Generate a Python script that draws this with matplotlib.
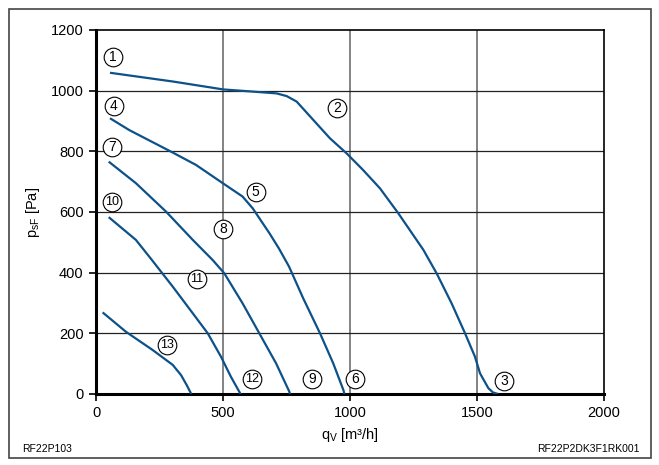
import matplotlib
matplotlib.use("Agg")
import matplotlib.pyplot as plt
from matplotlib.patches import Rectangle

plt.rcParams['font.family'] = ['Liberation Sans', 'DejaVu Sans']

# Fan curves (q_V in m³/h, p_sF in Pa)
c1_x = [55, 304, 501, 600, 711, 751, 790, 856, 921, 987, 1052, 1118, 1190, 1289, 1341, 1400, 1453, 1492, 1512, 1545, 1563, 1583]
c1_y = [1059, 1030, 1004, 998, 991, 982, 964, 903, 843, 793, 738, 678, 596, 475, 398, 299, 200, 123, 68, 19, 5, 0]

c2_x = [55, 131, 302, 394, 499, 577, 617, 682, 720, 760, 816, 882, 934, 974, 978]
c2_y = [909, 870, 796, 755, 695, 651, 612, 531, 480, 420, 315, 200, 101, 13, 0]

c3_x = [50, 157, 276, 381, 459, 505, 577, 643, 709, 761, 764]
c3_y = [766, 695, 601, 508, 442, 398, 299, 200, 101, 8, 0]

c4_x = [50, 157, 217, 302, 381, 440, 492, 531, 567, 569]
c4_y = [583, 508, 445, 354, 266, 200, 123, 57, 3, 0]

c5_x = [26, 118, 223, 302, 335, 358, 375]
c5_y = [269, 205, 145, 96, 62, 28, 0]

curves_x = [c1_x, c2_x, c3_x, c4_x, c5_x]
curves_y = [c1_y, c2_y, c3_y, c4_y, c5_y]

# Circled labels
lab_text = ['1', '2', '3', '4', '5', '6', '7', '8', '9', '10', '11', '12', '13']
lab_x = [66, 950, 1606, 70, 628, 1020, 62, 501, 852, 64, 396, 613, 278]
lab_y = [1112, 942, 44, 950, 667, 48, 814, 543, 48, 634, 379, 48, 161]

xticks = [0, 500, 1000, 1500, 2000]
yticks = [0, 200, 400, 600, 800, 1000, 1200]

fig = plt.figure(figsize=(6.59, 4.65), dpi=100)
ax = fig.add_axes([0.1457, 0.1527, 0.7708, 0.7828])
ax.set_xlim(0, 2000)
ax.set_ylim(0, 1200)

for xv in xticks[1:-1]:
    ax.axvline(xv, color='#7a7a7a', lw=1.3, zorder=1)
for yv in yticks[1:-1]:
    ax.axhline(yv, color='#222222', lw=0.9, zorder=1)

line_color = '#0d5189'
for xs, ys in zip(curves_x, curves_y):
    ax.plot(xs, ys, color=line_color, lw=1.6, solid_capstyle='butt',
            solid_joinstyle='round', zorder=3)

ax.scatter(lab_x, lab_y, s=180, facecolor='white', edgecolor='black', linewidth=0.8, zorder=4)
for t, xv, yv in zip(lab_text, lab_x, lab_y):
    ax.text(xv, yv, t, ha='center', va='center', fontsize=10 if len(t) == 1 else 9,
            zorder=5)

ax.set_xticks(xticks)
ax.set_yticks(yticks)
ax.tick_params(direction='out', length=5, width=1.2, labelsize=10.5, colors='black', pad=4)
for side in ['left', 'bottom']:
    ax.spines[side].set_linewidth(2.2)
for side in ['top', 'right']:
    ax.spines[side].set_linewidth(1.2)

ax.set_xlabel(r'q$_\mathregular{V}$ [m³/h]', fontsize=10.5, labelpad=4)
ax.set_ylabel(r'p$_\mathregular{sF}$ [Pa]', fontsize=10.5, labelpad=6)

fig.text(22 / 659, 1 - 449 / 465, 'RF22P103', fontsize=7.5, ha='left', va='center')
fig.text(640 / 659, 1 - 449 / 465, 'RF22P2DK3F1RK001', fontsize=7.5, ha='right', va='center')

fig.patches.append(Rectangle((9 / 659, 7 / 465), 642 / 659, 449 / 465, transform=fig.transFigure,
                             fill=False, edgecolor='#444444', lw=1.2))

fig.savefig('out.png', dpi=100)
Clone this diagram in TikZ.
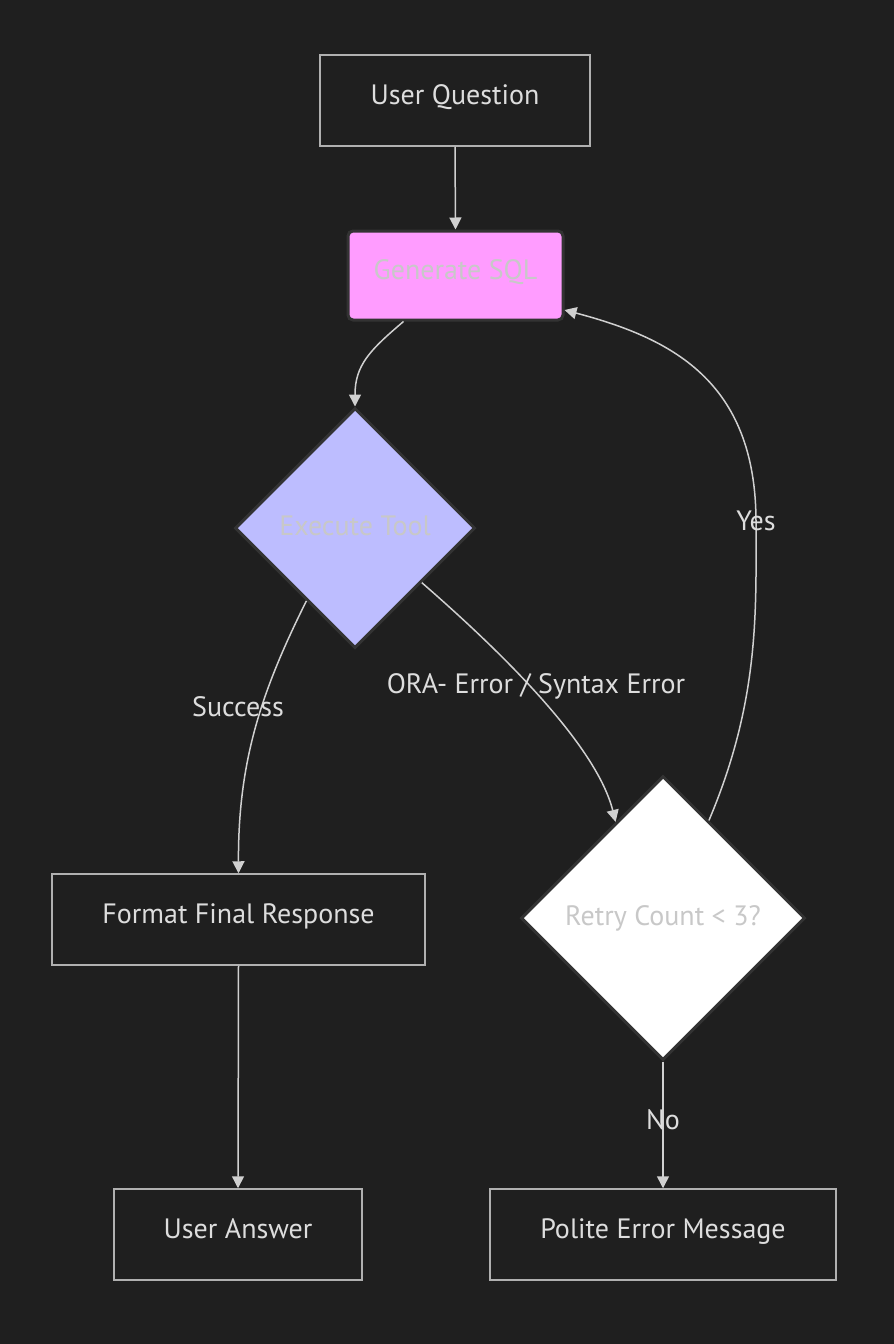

■ ■ ■ ■ ■ ■ ■

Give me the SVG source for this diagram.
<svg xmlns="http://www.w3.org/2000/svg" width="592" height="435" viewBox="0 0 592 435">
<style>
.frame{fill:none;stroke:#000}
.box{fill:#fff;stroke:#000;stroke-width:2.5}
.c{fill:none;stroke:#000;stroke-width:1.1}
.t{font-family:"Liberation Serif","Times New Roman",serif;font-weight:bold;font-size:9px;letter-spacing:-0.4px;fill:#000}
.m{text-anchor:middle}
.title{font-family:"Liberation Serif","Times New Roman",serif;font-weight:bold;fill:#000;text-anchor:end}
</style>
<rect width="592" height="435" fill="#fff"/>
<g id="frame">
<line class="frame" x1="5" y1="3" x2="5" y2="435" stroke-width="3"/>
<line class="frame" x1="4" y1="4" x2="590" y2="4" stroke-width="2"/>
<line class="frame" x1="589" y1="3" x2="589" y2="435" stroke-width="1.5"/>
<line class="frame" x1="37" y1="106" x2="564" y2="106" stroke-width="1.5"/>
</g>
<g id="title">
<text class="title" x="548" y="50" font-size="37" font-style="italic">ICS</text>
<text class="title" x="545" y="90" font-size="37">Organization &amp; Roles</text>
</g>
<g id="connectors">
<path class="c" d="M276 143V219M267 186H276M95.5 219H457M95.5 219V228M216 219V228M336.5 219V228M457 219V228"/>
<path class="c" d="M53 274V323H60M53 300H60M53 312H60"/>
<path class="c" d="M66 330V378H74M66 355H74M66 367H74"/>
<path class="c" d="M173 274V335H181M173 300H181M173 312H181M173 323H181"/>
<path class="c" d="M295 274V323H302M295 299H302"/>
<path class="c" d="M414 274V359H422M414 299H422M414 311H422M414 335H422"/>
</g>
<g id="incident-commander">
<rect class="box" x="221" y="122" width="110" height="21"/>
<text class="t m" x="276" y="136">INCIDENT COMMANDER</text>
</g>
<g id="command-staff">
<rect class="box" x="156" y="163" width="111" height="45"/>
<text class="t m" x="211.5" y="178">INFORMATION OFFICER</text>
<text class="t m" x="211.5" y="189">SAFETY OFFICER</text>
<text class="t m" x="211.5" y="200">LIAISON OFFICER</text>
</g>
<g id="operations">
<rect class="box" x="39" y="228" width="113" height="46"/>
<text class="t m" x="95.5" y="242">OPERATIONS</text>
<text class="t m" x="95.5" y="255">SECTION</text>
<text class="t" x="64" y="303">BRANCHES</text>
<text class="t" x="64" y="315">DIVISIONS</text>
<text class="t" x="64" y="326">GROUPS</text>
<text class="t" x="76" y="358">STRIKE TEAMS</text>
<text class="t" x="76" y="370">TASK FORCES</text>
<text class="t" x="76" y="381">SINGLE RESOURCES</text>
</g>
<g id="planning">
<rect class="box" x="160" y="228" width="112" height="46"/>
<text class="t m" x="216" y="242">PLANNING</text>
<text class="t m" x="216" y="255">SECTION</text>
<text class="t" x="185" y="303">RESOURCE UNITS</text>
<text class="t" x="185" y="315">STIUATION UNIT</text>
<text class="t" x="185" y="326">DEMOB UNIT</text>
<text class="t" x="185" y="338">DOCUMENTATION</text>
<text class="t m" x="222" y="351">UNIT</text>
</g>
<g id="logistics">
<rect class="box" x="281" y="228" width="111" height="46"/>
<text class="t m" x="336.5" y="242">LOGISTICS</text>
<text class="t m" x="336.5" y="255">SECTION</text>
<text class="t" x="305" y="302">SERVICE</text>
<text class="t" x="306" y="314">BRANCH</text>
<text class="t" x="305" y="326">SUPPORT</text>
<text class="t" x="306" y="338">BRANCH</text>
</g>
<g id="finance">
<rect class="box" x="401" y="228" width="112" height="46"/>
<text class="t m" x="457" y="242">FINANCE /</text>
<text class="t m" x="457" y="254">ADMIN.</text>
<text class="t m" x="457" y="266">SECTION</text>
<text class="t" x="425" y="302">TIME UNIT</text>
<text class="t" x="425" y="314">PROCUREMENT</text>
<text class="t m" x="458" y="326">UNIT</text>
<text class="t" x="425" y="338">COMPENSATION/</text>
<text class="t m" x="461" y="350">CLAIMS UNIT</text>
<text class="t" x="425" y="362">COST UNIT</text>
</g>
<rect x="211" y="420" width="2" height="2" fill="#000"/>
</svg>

■ ■ ■ ■ ■ ■ ■

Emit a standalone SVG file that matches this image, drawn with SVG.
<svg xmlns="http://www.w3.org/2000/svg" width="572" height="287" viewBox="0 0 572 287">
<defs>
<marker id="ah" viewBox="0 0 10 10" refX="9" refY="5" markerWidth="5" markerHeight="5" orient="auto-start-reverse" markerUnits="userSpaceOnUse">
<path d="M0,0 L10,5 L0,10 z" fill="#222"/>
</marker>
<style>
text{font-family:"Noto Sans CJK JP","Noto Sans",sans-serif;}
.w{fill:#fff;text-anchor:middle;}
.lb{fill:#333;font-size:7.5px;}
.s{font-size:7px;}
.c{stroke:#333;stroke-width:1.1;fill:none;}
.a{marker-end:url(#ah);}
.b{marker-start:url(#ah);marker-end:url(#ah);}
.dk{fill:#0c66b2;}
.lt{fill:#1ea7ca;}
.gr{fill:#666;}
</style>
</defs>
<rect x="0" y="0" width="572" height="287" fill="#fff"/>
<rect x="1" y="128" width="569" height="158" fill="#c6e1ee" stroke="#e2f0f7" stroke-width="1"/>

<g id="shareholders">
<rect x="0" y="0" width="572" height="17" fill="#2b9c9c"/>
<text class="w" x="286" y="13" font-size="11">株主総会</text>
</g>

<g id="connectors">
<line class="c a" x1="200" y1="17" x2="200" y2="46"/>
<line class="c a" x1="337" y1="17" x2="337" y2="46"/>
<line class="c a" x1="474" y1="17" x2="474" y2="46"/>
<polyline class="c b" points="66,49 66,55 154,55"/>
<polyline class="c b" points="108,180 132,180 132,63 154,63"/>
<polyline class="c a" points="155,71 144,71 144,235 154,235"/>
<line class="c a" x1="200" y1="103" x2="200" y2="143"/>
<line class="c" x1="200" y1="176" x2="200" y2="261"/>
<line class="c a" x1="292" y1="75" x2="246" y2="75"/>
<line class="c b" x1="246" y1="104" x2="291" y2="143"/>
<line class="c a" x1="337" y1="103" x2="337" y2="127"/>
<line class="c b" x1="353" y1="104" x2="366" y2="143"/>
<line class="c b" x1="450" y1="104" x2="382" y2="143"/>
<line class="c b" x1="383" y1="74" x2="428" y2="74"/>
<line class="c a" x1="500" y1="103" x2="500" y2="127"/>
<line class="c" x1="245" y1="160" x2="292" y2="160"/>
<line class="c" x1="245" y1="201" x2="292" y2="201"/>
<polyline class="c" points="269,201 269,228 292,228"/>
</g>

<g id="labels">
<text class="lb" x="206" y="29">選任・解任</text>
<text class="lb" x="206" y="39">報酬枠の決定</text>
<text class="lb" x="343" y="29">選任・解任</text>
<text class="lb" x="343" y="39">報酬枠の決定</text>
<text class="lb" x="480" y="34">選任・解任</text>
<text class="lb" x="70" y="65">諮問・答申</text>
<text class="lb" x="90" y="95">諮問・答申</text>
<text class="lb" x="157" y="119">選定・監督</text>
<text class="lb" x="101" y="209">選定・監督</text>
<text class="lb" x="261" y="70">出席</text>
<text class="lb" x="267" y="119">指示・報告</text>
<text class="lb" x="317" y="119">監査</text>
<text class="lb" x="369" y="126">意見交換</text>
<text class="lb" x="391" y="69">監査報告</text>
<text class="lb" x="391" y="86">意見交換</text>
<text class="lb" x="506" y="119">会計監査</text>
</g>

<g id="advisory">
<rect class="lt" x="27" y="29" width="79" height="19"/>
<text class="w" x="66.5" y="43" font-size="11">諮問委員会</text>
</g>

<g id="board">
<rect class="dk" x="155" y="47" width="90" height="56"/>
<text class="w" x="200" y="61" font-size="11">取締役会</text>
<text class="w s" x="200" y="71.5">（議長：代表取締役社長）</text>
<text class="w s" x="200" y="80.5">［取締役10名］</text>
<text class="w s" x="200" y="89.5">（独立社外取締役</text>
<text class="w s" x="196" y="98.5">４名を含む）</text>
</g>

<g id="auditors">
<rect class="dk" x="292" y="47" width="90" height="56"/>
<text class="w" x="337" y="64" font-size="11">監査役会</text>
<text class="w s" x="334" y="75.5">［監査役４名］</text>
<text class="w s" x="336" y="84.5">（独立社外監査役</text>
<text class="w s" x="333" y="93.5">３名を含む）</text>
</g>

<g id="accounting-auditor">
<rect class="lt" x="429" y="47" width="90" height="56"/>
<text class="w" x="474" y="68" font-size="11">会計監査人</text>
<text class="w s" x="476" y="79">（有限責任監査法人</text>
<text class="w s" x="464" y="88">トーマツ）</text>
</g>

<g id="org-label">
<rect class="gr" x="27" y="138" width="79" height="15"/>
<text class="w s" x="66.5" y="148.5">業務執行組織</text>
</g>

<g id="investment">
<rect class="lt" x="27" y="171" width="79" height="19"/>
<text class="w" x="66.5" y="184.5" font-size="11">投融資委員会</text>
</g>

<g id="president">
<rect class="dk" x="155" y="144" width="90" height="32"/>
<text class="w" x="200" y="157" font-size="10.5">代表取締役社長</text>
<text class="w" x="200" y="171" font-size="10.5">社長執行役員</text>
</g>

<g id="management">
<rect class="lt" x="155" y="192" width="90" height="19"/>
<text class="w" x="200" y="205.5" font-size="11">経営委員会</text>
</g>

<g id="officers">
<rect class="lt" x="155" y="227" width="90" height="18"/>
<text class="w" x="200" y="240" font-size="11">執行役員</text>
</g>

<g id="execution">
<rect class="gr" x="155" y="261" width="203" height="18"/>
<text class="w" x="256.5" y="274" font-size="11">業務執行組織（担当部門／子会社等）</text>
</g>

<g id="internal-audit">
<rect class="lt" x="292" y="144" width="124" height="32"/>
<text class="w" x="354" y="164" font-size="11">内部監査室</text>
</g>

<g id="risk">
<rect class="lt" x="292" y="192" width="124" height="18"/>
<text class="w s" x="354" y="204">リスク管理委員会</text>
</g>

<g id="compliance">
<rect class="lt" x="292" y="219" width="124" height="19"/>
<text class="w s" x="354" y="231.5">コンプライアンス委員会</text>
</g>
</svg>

■ ■ ■ ■ ■ ■ ■

Between the line with "Generate a Python" and the line with "curves_y = [c1_y, c2_y, c3_y, c4_y, c5_y]", ends included, lies the span to copy exactly; copy nothing else and leave out the pictures.

Generate a Python script that draws this with matplotlib.
import matplotlib
matplotlib.use("Agg")
import matplotlib.pyplot as plt
from matplotlib.patches import Rectangle

plt.rcParams['font.family'] = ['Liberation Sans', 'DejaVu Sans']

# Fan curves (q_V in m³/h, p_sF in Pa)
c1_x = [55, 304, 501, 600, 711, 751, 790, 856, 921, 987, 1052, 1118, 1190, 1289, 1341, 1400, 1453, 1492, 1512, 1545, 1563, 1583]
c1_y = [1059, 1030, 1004, 998, 991, 982, 964, 903, 843, 793, 738, 678, 596, 475, 398, 299, 200, 123, 68, 19, 5, 0]

c2_x = [55, 131, 302, 394, 499, 577, 617, 682, 720, 760, 816, 882, 934, 974, 978]
c2_y = [909, 870, 796, 755, 695, 651, 612, 531, 480, 420, 315, 200, 101, 13, 0]

c3_x = [50, 157, 276, 381, 459, 505, 577, 643, 709, 761, 764]
c3_y = [766, 695, 601, 508, 442, 398, 299, 200, 101, 8, 0]

c4_x = [50, 157, 217, 302, 381, 440, 492, 531, 567, 569]
c4_y = [583, 508, 445, 354, 266, 200, 123, 57, 3, 0]

c5_x = [26, 118, 223, 302, 335, 358, 375]
c5_y = [269, 205, 145, 96, 62, 28, 0]

curves_x = [c1_x, c2_x, c3_x, c4_x, c5_x]
curves_y = [c1_y, c2_y, c3_y, c4_y, c5_y]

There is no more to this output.